It is now widely agreed that, although daily and monthly financial asset returns are approximately unpredictable, return volatility is highly predictable, a phenomenon with sweeping implications for financial economics and risk management (e.g., Bollerslev, Engle and Nelson, 1994). Of course, volatility is inherently unobservable, and most of what we think we know about volatility has been learned either by fitting parametric econometric models such as GARCH, by studying volatilities implied by options prices in conjunction with specific option pricing models such as Black-Scholes, or by studying direct indicators of volatility such as ex-post squared or absolute returns. But all of those approaches, valuable as they are, have distinct weaknesses.
For example, the existence of competing parametric volatility models with different properties (e.g., GARCH versus stochastic volatility models) suggests misspecification; after all, at most one of the models could be correct, and surely, none is strictly correct. Similarly, the well-known smiles and smirks in volatilities implied by Black-Scholes prices for options written at different strikes provide evidence of misspecification of the underlying model. Finally, direct indicators, such as ex-post squared returns, are contaminated by measurement error, and Andersen and Bollerslev (1998a) document that the variance of the “noise” typically is very large relative to the “signal.”
In this paper, motivated by the drawbacks of the popular approaches, we provide new and complementary measures of daily asset return volatility. The mechanics are straightforward: we estimate daily volatility by summing high-frequency intraday squared returns. With sufficiently frequently sampled underlying returns, the resulting volatility estimates are largely free of measurement error. Hence, for practical purposes we can treat volatility as observed. We do so, and proceed to examine the distributional characteristics directly. The assumed observability allows us to rely on much simpler techniques than required when volatility is latent.

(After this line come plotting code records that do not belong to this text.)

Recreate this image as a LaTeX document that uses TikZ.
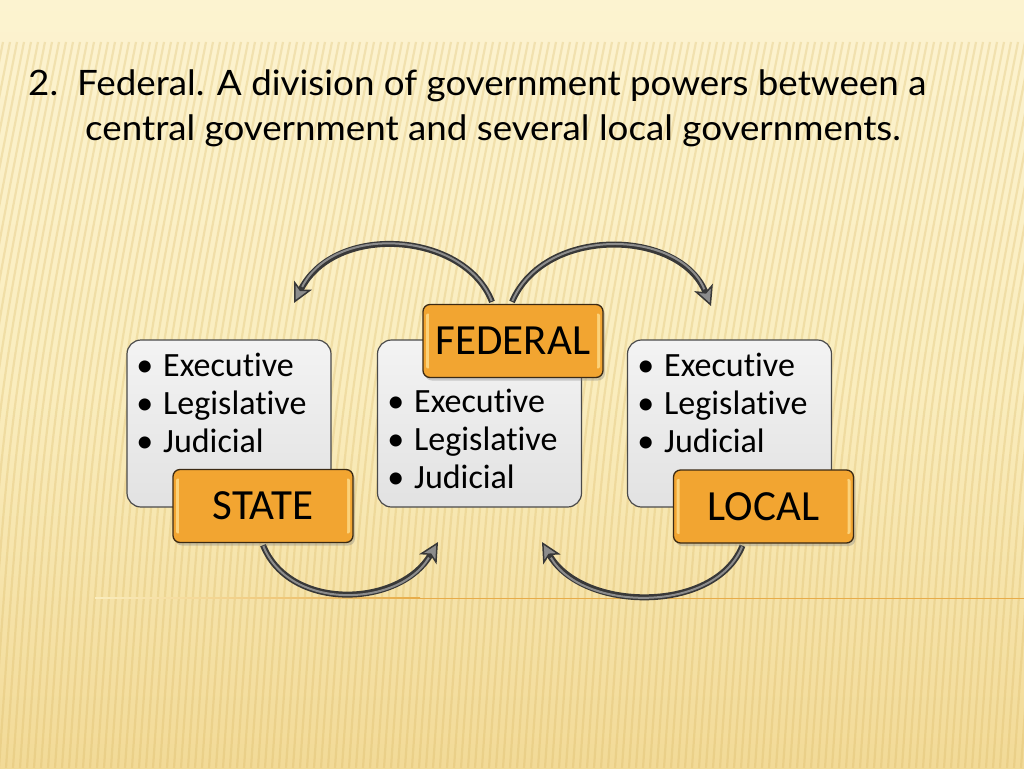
\documentclass[tikz,border=0pt]{standalone}
\usepackage{fontspec}
\setmainfont{Carlito}[Ligatures=CommonOff]
\newfontfamily\titlefont{Lato}[Ligatures=CommonOff]
\newfontfamily\boxfont{Carlito}[Ligatures=CommonOff]
\usetikzlibrary{arrows.meta,shadows,calc}
\definecolor{bgtop}{HTML}{FCF3D0}
\definecolor{bgmid}{HTML}{FAEDBE}
\definecolor{bgbot}{HTML}{F2DA97}
\definecolor{stripe}{HTML}{D8B560}
\definecolor{orng}{HTML}{F2A531}
\definecolor{orlight}{HTML}{FCD27A}
\definecolor{obrd}{HTML}{3B2A14}
\definecolor{gtop}{HTML}{F3F3F3}
\definecolor{gbot}{HTML}{E2E2E2}
\definecolor{gbrd}{HTML}{4A4A4A}
\definecolor{adark}{HTML}{383838}
\definecolor{ain}{HTML}{8C8C8C}
\definecolor{hline}{HTML}{E8AC48}
\pgfdeclarelayer{bg}
\pgfdeclarelayer{mid}
\pgfsetlayers{bg,mid,main}
\newcommand\bul{\llap{•\hspace{10pt}}}
\tikzset{
  graybox/.style={draw=gbrd, line width=1.2pt, rounded corners=14pt,
    top color=gtop, bottom color=gbot, minimum width=204pt, minimum height=167pt, inner sep=0pt},
  orangebox/.style={draw=obrd, line width=1.3pt, rounded corners=7pt, fill=orng,
    minimum width=180pt, minimum height=73pt, inner sep=0pt,
    font=\boxfont\fontsize{43}{43}\selectfont,
    drop shadow={shadow xshift=2pt, shadow yshift=-3pt, opacity=0.35},
    path picture={
      \fill[orlight, rounded corners=2pt] ([xshift=3pt,yshift=-9pt]path picture bounding box.north west) rectangle ([xshift=7pt,yshift=9pt]path picture bounding box.south west);
      \fill[orlight, rounded corners=2pt] ([xshift=-3pt,yshift=-9pt]path picture bounding box.north east) rectangle ([xshift=-7pt,yshift=9pt]path picture bounding box.south east);
      \fill[orng] ([xshift=6pt,yshift=-4pt]path picture bounding box.north west) rectangle ([xshift=-6pt,yshift=4pt]path picture bounding box.south east);
    }},
  item/.style={font=\boxfont\fontsize{34}{34}\selectfont, inner sep=0pt, anchor=base west},
  ttl/.style={font=\titlefont\fontsize{35}{35}\selectfont, inner sep=0pt, anchor=base west},
  cyc/.style={draw=adark, line width=6pt, -{Stealth[length=20pt,width=20pt,inset=5pt,fill=ain,line width=1.5pt]}},
  cycin/.style={draw=ain, line width=2pt, shorten >=18pt, shorten <=1pt},
}
\begin{document}
\begin{tikzpicture}[x=1pt,y=-1pt]
\useasboundingbox (0,0) rectangle (1024,768);
\begin{pgfonlayer}{bg}
  \shade[top color=bgtop, bottom color=bgbot, middle color=bgmid] (0,0) rectangle (1024,768);
  \foreach \x in {-120,-113,...,1100} {
    \draw[stripe, opacity=0.28, line width=2.2pt] (\x+95,42) .. controls (\x+25,400) .. (\x,768);
  }
  \shade[left color=bgmid, right color=hline] (95,597.5) rectangle (420,598.6);
  \fill[hline] (420,597.5) rectangle (1024,598.6);
\end{pgfonlayer}

% title
\node[ttl] (t1a) at (28,95) {\scalebox{1.05}[1]{2.}};
\node[ttl] (t1b) at (77,95) {\scalebox{1.05}[1]{Federal. A division of government powers between a}};
\node[ttl] (t2) at (85,140) {\scalebox{1.05}[1]{central government and several local governments.}};

% gray boxes
\begin{pgfonlayer}{mid}
\node[graybox] (gl) at (229,423.5) {};
\node[graybox] (gm) at (479.5,423.5) {};
\node[graybox] (gr) at (729.5,423.5) {};
\end{pgfonlayer}

\node[item] (l1) at (163,376) {\bul Executive};
\node[item] (l2) at (163,414) {\bul Legislative};
\node[item] (l3) at (163,452) {\bul Judicial};
\node[item] (m1) at (414,412) {\bul Executive};
\node[item] (m2) at (414,450) {\bul Legislative};
\node[item] (m3) at (414,488) {\bul Judicial};
\node[item] (r1) at (664,376) {\bul Executive};
\node[item] (r2) at (664,414) {\bul Legislative};
\node[item] (r3) at (664,452) {\bul Judicial};

% orange boxes
\node[orangebox] (fed) at (513,341) {FEDERAL};
\node[orangebox] (state) at (263,506) {STATE};
\node[orangebox] (local) at (763.5,506.5) {LOCAL};

\coordinate (e1) at (294,303);
\coordinate (e2) at (711,306);
\coordinate (e3) at (438,542);
\coordinate (e4) at (542,542);

\begin{pgfonlayer}{mid}
\draw[cyc] ([xshift=-21pt,yshift=2pt]fed.north) .. controls (465,232) and (335,222) .. (e1);
\draw[cycin] ([xshift=-21pt,yshift=2pt]fed.north) .. controls (465,232) and (335,222) .. (e1);
\draw[cyc] ([xshift=-1pt,yshift=2pt]fed.north) .. controls (545,225) and (680,229) .. (e2);
\draw[cycin] ([xshift=-1pt,yshift=2pt]fed.north) .. controls (545,225) and (680,229) .. (e2);
\draw[cyc] ([yshift=-2pt]state.south) .. controls (290,612) and (400,607) .. (e3);
\draw[cycin] ([yshift=-2pt]state.south) .. controls (290,612) and (400,607) .. (e3);
\draw[cyc] ([xshift=-21pt,yshift=-2pt]local.south) .. controls (715,614) and (582,612) .. (e4);
\draw[cycin] ([xshift=-21pt,yshift=-2pt]local.south) .. controls (715,614) and (582,612) .. (e4);
\end{pgfonlayer}
\end{tikzpicture}
\end{document}
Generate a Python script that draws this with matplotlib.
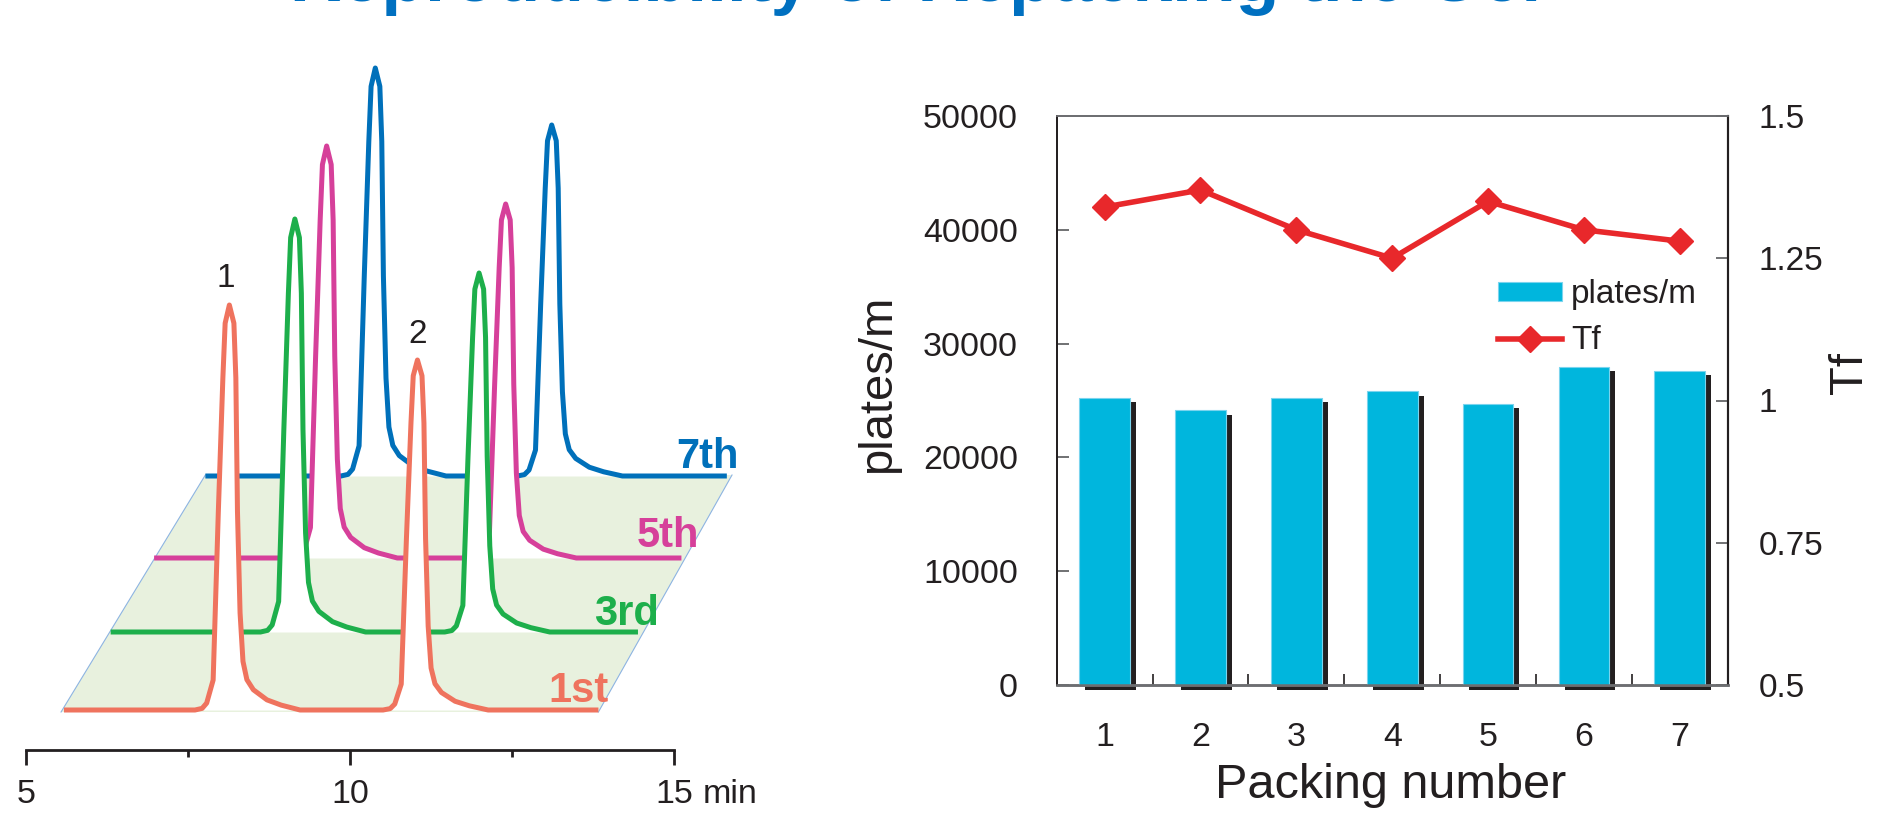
import matplotlib
matplotlib.use("Agg")
import matplotlib.pyplot as plt
from matplotlib import transforms

plt.rcParams["font.family"] = ["Liberation Sans", "DejaVu Sans"]
TEXT = "#231F20"

# ---------------- chromatograms (left panel) ----------------
run_labels = ["1st", "3rd", "5th", "7th"]
run_start = [5.59, 6.31, 6.98, 7.77]          # min, where each trace begins
run_end = [13.83, 14.44, 15.11, 15.81]        # min, where each trace ends
peak1_time = [8.14, 9.15, 9.64, 10.39]        # min
peak2_time = [11.04, 11.99, 12.40, 13.11]     # min
peak1_height = [405, 413, 412, 408]
peak2_height = [350, 359, 354, 351]

# shape of one tailing peak: time offset from apex (min) and fraction of height
profile_dt = [-0.53, -0.42, -0.35, -0.25, -0.17, -0.10, -0.065, 0.0, 0.07,
              0.10, 0.125, 0.165, 0.21, 0.27, 0.37, 0.58, 0.80, 1.09]
profile_frac = [0.0, 0.004, 0.017, 0.074, 0.49, 0.82, 0.955, 1.0, 0.955,
                0.82, 0.49, 0.24, 0.12, 0.075, 0.05, 0.025, 0.012, 0.0]

time_ticks = [5, 10, 15]
time_minor = [7.5, 12.5]

# ---------------- column efficiency (right panel) ----------------
packing = [1, 2, 3, 4, 5, 6, 7]
plates = [25250, 24150, 25250, 25800, 24700, 27950, 27600]
tf = [1.34, 1.37, 1.30, 1.25, 1.35, 1.30, 1.28]
plate_ticks = [0, 10000, 20000, 30000, 40000, 50000]
tf_ticks = [0.5, 0.75, 1.0, 1.25, 1.5]
tf_tick_labels = ["0.5", "0.75", "1", "1.25", "1.5"]

# ---------------- layout / style ----------------
run_level = [40, 118, 192, 274]               # vertical stacking of the traces
run_colors = ["#EF735E", "#1DAF4B", "#D6409A", "#0070BA"]
label_pos = [(13.98, 48), (14.77, 125), (15.39, 203), (16.0, 282)]

W, H = 1896, 816
fig = plt.figure(figsize=(W / 100, H / 100), dpi=100)


def box(left, top, right, bottom):
    return [left / W, 1 - bottom / H, (right - left) / W, (bottom - top) / H]


# title (runs off the top edge)
fig.text(916 / W, 1 - 1 / H, "Reproducibility of Repacking the Gel",
         ha="center", va="baseline", fontsize=51.5, fontweight="bold",
         color="#0070C0")

# ---------------- left panel ----------------
axL = fig.add_axes(box(25.7, 50, 674.3, 750))
axL.set_xlim(5, 15)
axL.set_ylim(0, 700)
axL.patch.set_visible(False)
for s in ("left", "right", "top"):
    axL.spines[s].set_visible(False)
axL.spines["bottom"].set_linewidth(2.0)
axL.spines["bottom"].set_color(TEXT)
axL.set_yticks([])
axL.set_xticks(time_ticks)
axL.set_xticklabels([])
axL.set_xticks(time_minor, minor=True)
axL.tick_params(axis="x", which="major", direction="out", length=10.8,
                width=2.0, color=TEXT)
axL.tick_params(axis="x", which="minor", direction="out", length=4.8,
                width=2.0, color=TEXT)
xlab = axL.get_xaxis_transform()
lab_y = -53 / 700
for t in time_ticks:
    axL.text(t, lab_y, str(t), transform=xlab, ha="center", va="baseline",
             fontsize=24.5, color=TEXT, clip_on=False)
fig.text(703 / W, 1 - 803 / H, "min", ha="left", va="baseline",
         fontsize=24.5, color=TEXT)

# floor of the stacked runs
px0, py0 = run_start[0] - 0.045, run_level[0] - 2
px1, py1 = run_start[-1], run_level[-1] + 1
px2, px3 = run_end[-1] + 0.08, run_end[0]
axL.fill([px0, px1, px2, px3], [py0, py1, py1, py0], color="#E8F1DE",
         lw=0, zorder=1, clip_on=False)
axL.plot([px0, px1], [py0, py1], color="#8DB4E2", lw=0.8, zorder=1.2,
         clip_on=False)
axL.plot([px3, px2], [py0, py1], color="#8DB4E2", lw=0.8, zorder=1.2,
         clip_on=False)

# traces, back to front
for i in reversed(range(len(run_labels))):
    lvl = run_level[i]
    xs = [run_start[i]]
    ys = [lvl]
    for rt, h in ((peak1_time[i], peak1_height[i]),
                  (peak2_time[i], peak2_height[i])):
        xs += [rt + d for d in profile_dt]
        ys += [lvl + h * f for f in profile_frac]
    xs.append(run_end[i])
    ys.append(lvl)
    z = 2 + 2 * (len(run_labels) - i)
    axL.fill_between(xs, lvl, ys, color="white", lw=0, zorder=z,
                     clip_on=False)
    axL.plot(xs, ys, color=run_colors[i], lw=3.6, zorder=z + 0.5,
             clip_on=False, solid_joinstyle="round", solid_capstyle="butt")
    lx, ly = label_pos[i]
    axL.text(lx, ly, run_labels[i], ha="right", va="baseline", fontsize=30,
             fontweight="bold", color=run_colors[i], zorder=20, clip_on=False)

# peak numbers above the first run
axL.text(peak1_time[0] - 0.05, run_level[0] + peak1_height[0] + 18, "1",
         ha="center", va="baseline", fontsize=24, color=TEXT, zorder=20)
axL.text(peak2_time[0], run_level[0] + peak2_height[0] + 17, "2",
         ha="center", va="baseline", fontsize=24, color=TEXT, zorder=20)

# ---------------- right panel ----------------
axR = fig.add_axes(box(1056.7, 116, 1727.7, 685))
axR.set_xlim(0.5, 7.5)
axR.set_ylim(0, 50000)

shadow = transforms.offset_copy(axR.transData, fig=fig, x=6, y=-4.5,
                                units="dots")
axR.bar(packing, plates, width=0.53, color=TEXT, lw=0, zorder=2,
        transform=shadow, clip_on=False)
bars = axR.bar(packing, plates, width=0.53, color="#00B6DD",
               edgecolor="#7AD4EE", lw=0.8, zorder=3)

axR.set_yticks(plate_ticks)
axR.set_yticklabels([str(v) for v in plate_ticks])
axR.set_xticks(packing)
axR.set_xticklabels([str(p) for p in packing])
axR.set_xticks([p + 0.5 for p in packing[:-1]], minor=True)
axR.tick_params(axis="y", direction="in", length=8.6, width=1.2,
                color="#58595B", labelsize=24.5, labelcolor=TEXT, pad=28)
axR.tick_params(axis="x", which="major", length=0, labelsize=24.5,
                labelcolor=TEXT, pad=27)
axR.tick_params(axis="x", which="minor", direction="in", length=7.7,
                width=1.2, color=TEXT)

ax2 = axR.twinx()
ax2.set_ylim(0.5, 1.5)
ax2.set_yticks(tf_ticks)
ax2.set_yticklabels(tf_tick_labels)
ax2.tick_params(axis="y", direction="in", length=8.6, width=1.2,
                color="#58595B", labelsize=24, labelcolor=TEXT, pad=22.5)
line, = ax2.plot(packing, tf, color="#E8282B", lw=4.0, marker="D",
                 markersize=13, zorder=5)

for a in (axR, ax2):
    a.spines["left"].set_color(TEXT)
    a.spines["left"].set_linewidth(1.3)
    a.spines["right"].set_color(TEXT)
    a.spines["right"].set_linewidth(1.5)
    a.spines["top"].set_color("#6D6E71")
    a.spines["top"].set_linewidth(1.3)
    a.spines["bottom"].set_color("#6D6E71")
    a.spines["bottom"].set_linewidth(1.8)

ax2.legend([bars, line], ["plates/m", "Tf"], loc="upper left",
           bbox_to_anchor=(1498 / W, 1 - 279 / H),
           bbox_transform=fig.transFigure, frameon=False, fontsize=24,
           handlelength=1.92, handleheight=0.5, handletextpad=0.28,
           labelspacing=0.46, borderpad=0, borderaxespad=0, numpoints=1,
           labelcolor=TEXT)

fig.text(878 / W, 1 - 384 / H, "plates/m", rotation=90, ha="center",
         va="center", fontsize=34, color=TEXT)
fig.text(1850 / W, 1 - 373 / H, "Tf", rotation=90, ha="center",
         va="center", fontsize=34, color=TEXT)
fig.text(1391 / W, 1 - 798 / H, "Packing number", ha="center",
         va="baseline", fontsize=35, color=TEXT)

fig.savefig("out.png", dpi=100)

Our analysis is in the spirit of, and directly extends, earlier contributions of French, Schwert and Stambaugh (1987), Hsieh (1991), and Schwert (1989, 1990), and more recently Taylor and Xu (1997). We progress, however, in a number of important ways. First, we provide rigorous theoretical underpinnings for the volatility measures for the general case of a special semimartingale. Second, much of our analysis is multivariate; we develop and examine measures not only of return variance but also of covariance.
Finally, our empirical work is based on a unique high-frequency dataset consisting of ten years of continuously-recorded 5-minute returns on two major currencies. These high-frequency returns enable us to compute and examine daily volatilities, which are of central concern in both academia and industry. In particular, the persistent volatility fluctuations of interest in risk management, asset pricing, portfolio allocation, forecasting, and analysis of market microstructure effects are very much present at the daily horizon.